Step-by-Step Calculation Workflow
- Collect gas-side mass flow, composition, and temperature from steady-state plant data or energy audits.
- Determine the specific heat as a function of temperature using correlations or laboratory analysis.
- Select the desired steam pressure level and associated saturation temperature.
- Define allowable pinch and approach temperatures based on past experience, fouling risk, and module size constraints.
- Calculate gross available heat duty: Qgross = ṁ × Cp × (Tin – Tout).
- Apply efficiency and fouling factors to estimate net duty.
- Compute steam generation: ṁsteam = Qnet / Δh, where Δh is the enthalpy lift from feedwater to final steam condition.
- Account for blowdown and auxiliary losses to determine guaranteed output.
- Size heat transfer surfaces for economizers, evaporators, and superheaters using heat flux limits and tube layout standards.
- Perform hydraulic calculations for gas-side pressure drop and steam-side circulation.
- Validate with dynamic simulations or commissioning data to refine control schemes.
Advanced Modeling Trends
Artificial intelligence and digital twins are transforming WHB design. Engineers now load historical DCS data into machine-learning models that forecast future load scenarios. These models influence pinch selection, duct sizing, and soot-blowing schedules. Computational fluid dynamics (CFD) ensures uniform gas distribution across tube bundles, minimizing hotspots. The integration of these tools requires meticulous data quality, which loops back to the measurement strategy discussed earlier. When calculations and data science converge, WHB projects achieve over 90 percent prediction accuracy for steam production and efficiency.
Comparison of Boiler Tube Materials
| Material Grade | Maximum Recommended Metal Temperature (°C) | Corrosion Resistance | Relative Cost Index |
|---|---|---|---|
| Carbon steel SA-210 | 430 | Moderate, requires coatings in acidic gas | 1.0 |
| Stainless steel 304H | 600 | High resistance to oxidation and sulfur | 1.8 |
| Alloy 625 clad | 700 | Excellent in chlorides and vanadium salts | 2.6 |
| Modified 9Cr-1Mo | 650 | Great for high-pressure superheaters | 2.2 |
This table helps quantify the trade-off between durability and capital expense. Engineers must match the predicted metal temperature distribution to the appropriate tube alloy, sometimes combining materials within the same WHB to manage cost. For example, the high-temperature front end may use Alloy 625 while the downstream economizer uses carbon steel.

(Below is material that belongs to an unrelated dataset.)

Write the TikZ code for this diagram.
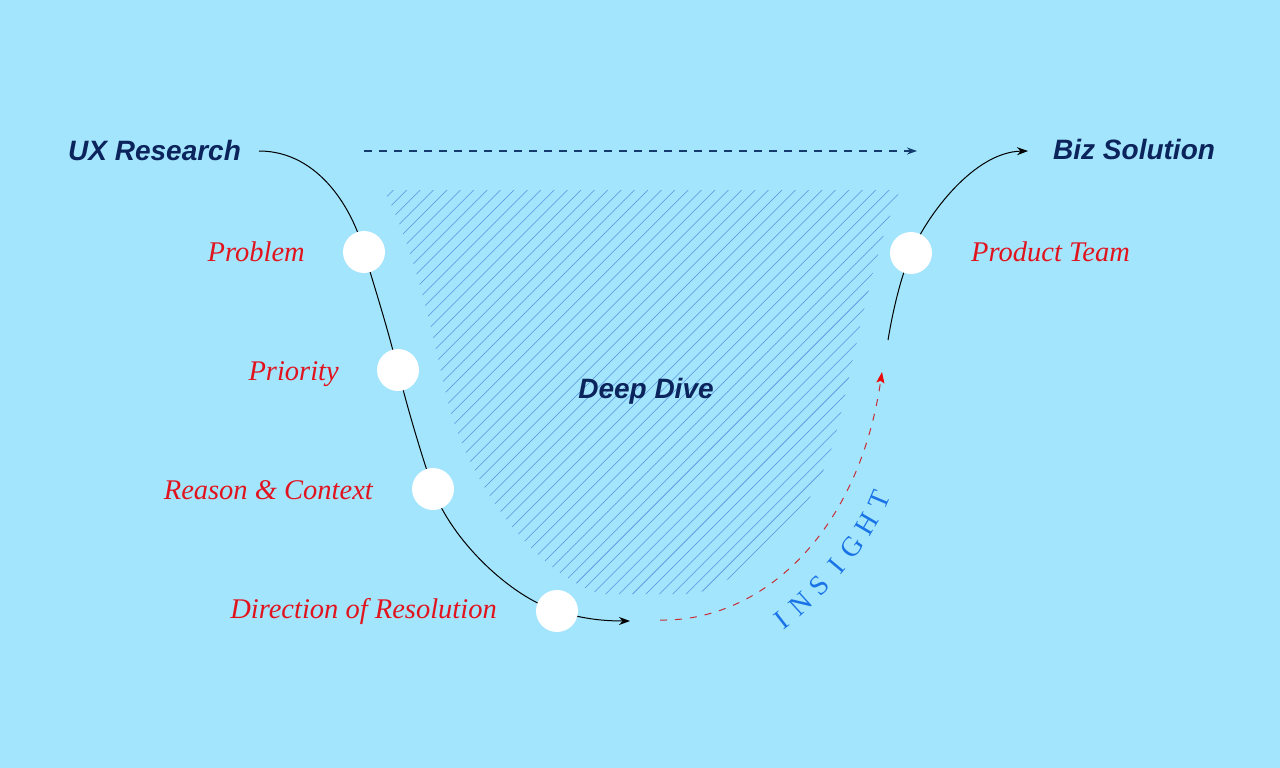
\documentclass[tikz,border=0pt]{standalone}
\usepackage{fontspec}
\setmainfont{Liberation Serif}
\newfontfamily\headfont{Liberation Sans}
\usetikzlibrary{arrows.meta}
\definecolor{bg}{RGB}{163,229,253}
\definecolor{navy}{RGB}{12,36,92}
\definecolor{dashnavy}{RGB}{20,60,110}
\definecolor{lblred}{RGB}{225,20,30}
\definecolor{hatchc}{RGB}{85,145,222}
\definecolor{insight}{RGB}{25,115,230}
\definecolor{dashred}{RGB}{200,45,55}
\definecolor{tipred}{RGB}{235,10,10}
\begin{document}
\begin{tikzpicture}[x=1pt,y=-1pt,
  head/.style={font=\headfont\bfseries\itshape\fontsize{28}{30}\selectfont, text=navy, inner sep=0},
  lbl/.style={font=\itshape\fontsize{28.5}{30}\selectfont, text=lblred, inner sep=0},
  dot/.style={circle, fill=white, minimum size=42pt, inner sep=0},
  flow/.style={line width=1pt, black},
  hatchline/.style={hatchc, line width=0.55pt},
  ins/.style={font=\fontsize{28}{28}\selectfont, text=insight, inner sep=0, sloped}]

% background
\fill[bg] (0,0) rectangle (1280,768);
\useasboundingbox (0,0) rectangle (1280,768);

% hatched deep-dive region
\begin{scope}
  \clip (384,190) -- (900,190)
    .. controls (870,260) and (855,360) .. (835,437)
    .. controls (815,510) and (765,570) .. (695,594)
    -- (600,594)
    .. controls (530,570) and (470,480) .. (450,410)
    .. controls (435,350) and (420,260) .. (384,190) -- cycle;
  \foreach \i in {0,...,72}
    \draw[hatchline] (\i*13.4-40,610) -- ++(440,-440);
\end{scope}

% anchor points
\coordinate (s) at (259,151);
\coordinate (c1) at (364,252);
\coordinate (c2) at (398,370);
\coordinate (c3) at (433,489);
\coordinate (c4) at (557,611);
\coordinate (e) at (630,621);
\coordinate (r0) at (888,340);
\coordinate (c5) at (911,253);
\coordinate (r1) at (1028,151);
\coordinate (d0) at (660,620);
\coordinate (d1) at (882,372);
\coordinate (t0) at (364,151);
\coordinate (t1) at (917,151);
\coordinate (w0) at (782,620);
\coordinate (w1) at (879,500);

% main descending curve
\draw[flow, -{Stealth[length=11pt,width=8pt]}] (s)
  .. controls (320,151) and (354,212) .. (c1)
  .. controls (378,298) and (388,330) .. (c2)
  .. controls (408,410) and (420,450) .. (c3)
  .. controls (451,539) and (509,596) .. (c4)
  .. controls (580,618) and (600,621) .. (e);

% rising curve
\draw[flow, -{Stealth[length=11pt,width=8pt]}] (r0)
  .. controls (893,310) and (900.5,278) .. (c5)
  .. controls (928,213) and (975,152) .. (r1);

% insight dashed curve
\draw[dashred, line width=1pt, dash pattern=on 7pt off 8pt,
  -{Stealth[length=11pt,width=8pt,inset=2pt,color=tipred]}] (d0)
  .. controls (760,622) and (858,535) .. (d1);

% top dashed arrow
\draw[dashnavy, line width=1.1pt, dash pattern=on 8pt off 7pt,
  -{Stealth[length=10pt,width=7pt]}] (t0) -- (t1);

% dots
\node[dot] (n1) at (c1) {};
\node[dot] (n2) at (c2) {};
\node[dot] (n3) at (c3) {};
\node[dot] (n4) at (c4) {};
\node[dot] (n5) at (c5) {};

% headings
\node[head, anchor=base west] (ux) at (68,160) {UX Research};
\node[head, anchor=base west] (biz) at (1053,159) {Biz Solution};
\node[head, anchor=base] (deep) at (646,398) {Deep Dive};

% labels
\node[lbl, anchor=base east] (lp1) at (305,261) {Problem};
\node[lbl, anchor=base east] (lp2) at (339,380) {Priority};
\node[lbl, anchor=base east] (lp3) at (373,499) {Reason \& Context};
\node[lbl, anchor=base east] (lp4) at (497,618) {Direction of Resolution};
\node[lbl, anchor=base west] (lp5) at (971,261) {Product Team};

% INSIGHT along an arc
\path (w0) .. controls (818,592) and (860,545) .. (w1)
  node[ins, pos=0.00] (i1) {I}
  node[ins, pos=0.17] (i2) {N}
  node[ins, pos=0.34] (i3) {S}
  node[ins, pos=0.50] (i4) {I}
  node[ins, pos=0.65] (i5) {G}
  node[ins, pos=0.82] (i6) {H}
  node[ins, pos=1.00] (i7) {T};
\end{tikzpicture}
\end{document}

Maintenance and Reliability Planning
From a lifecycle perspective, maintenance planning should be entwined with design calculations. Predicting fouling rates drives spacing between tube fins, soot blower selection, and access door placement. Plants handling dusty exhaust may schedule water washing or sonic cleaning. Reliability engineers analyze vibration modes, especially where ductwork connects to the WHB casing. Anchor bolt sizing, expansion joint flexibility, and refractory support systems depend on thermal expansion calculations. Neglecting these aspects leads to tube leaks or casing cracks, which jeopardize the energy savings envisioned in the financial model.
Future Outlook
Global decarbonization policies point to expanded deployment of WHBs. As hydrogen blends and biofuels enter the industrial fuel mix, combustion temperatures and flue gas properties will shift. Designers must revisit Cp correlations and dew point assumptions for these new fuels. Additionally, the rise of small modular reactors and high-temperature gas reactors offers opportunities for hybrid systems where nuclear waste heat augments industrial steam networks. Engineers who master the fundamental calculation steps described here will lead these innovations, ensuring that every kilojoule of waste heat contributes to cleaner production.